**Written request:** Write the lines out again, from the top of the material to the line containing "import plotly.graph_objects as go", pictures excluded.
* Start Collected data *
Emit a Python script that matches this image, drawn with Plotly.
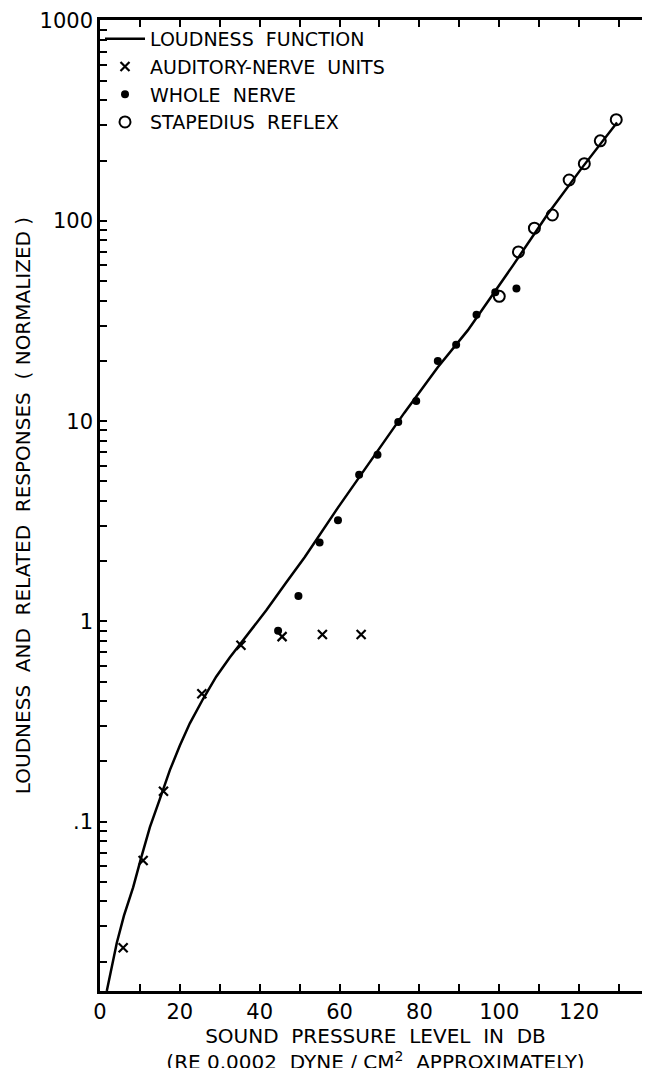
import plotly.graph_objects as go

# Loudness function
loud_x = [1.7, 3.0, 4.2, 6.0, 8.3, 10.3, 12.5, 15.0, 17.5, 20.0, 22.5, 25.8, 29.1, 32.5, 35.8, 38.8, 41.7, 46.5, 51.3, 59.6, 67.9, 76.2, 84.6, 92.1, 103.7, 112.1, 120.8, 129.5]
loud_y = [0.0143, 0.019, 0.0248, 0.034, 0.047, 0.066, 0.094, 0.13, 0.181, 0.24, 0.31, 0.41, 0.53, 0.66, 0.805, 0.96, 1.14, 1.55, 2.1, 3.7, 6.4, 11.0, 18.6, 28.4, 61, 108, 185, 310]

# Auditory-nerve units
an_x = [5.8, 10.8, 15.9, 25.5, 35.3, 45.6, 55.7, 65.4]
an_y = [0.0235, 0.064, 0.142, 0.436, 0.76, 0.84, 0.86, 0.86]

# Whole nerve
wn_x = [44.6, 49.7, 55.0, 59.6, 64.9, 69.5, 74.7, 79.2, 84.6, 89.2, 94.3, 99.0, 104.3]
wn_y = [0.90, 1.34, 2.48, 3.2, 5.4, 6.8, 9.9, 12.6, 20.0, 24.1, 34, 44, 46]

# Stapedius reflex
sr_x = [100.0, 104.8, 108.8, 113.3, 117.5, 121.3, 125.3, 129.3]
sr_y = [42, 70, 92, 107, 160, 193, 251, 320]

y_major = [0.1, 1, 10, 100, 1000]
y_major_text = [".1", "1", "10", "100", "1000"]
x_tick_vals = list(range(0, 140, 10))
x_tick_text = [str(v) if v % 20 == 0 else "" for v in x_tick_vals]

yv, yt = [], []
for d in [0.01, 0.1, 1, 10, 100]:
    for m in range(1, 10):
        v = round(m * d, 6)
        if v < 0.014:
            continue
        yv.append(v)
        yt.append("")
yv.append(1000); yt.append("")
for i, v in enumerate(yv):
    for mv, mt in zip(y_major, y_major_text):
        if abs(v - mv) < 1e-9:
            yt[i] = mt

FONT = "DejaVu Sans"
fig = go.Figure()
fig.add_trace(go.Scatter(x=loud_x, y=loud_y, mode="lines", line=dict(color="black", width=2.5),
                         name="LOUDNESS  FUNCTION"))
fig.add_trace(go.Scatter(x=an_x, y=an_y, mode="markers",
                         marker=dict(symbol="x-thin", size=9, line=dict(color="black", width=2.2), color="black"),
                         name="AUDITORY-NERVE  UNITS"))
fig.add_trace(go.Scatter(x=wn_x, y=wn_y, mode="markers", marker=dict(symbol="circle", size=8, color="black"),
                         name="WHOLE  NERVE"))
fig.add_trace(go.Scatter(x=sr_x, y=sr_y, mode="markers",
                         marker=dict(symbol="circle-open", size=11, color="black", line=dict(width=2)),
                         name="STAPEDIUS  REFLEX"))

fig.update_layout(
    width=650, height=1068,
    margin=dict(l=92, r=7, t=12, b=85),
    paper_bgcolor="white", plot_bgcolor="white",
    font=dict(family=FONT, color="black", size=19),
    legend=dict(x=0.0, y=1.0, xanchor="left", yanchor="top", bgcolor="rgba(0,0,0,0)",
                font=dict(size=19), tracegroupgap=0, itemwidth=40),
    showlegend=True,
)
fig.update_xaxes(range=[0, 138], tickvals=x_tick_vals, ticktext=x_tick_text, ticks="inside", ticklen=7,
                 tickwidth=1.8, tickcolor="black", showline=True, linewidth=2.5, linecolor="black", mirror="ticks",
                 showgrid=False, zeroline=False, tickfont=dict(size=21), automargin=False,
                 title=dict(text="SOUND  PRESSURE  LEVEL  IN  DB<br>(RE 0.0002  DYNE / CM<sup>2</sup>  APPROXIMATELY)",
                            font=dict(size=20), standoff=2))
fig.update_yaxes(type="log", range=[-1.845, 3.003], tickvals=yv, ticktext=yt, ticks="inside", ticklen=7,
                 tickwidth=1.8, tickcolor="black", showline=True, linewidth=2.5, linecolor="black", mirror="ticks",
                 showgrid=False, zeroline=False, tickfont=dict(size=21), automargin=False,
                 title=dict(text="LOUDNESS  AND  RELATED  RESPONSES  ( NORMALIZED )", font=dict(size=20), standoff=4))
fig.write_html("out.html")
* End Collected data *
**Solution:**
Emit a Python script that matches this image, drawn with Plotly.
import plotly.graph_objects as go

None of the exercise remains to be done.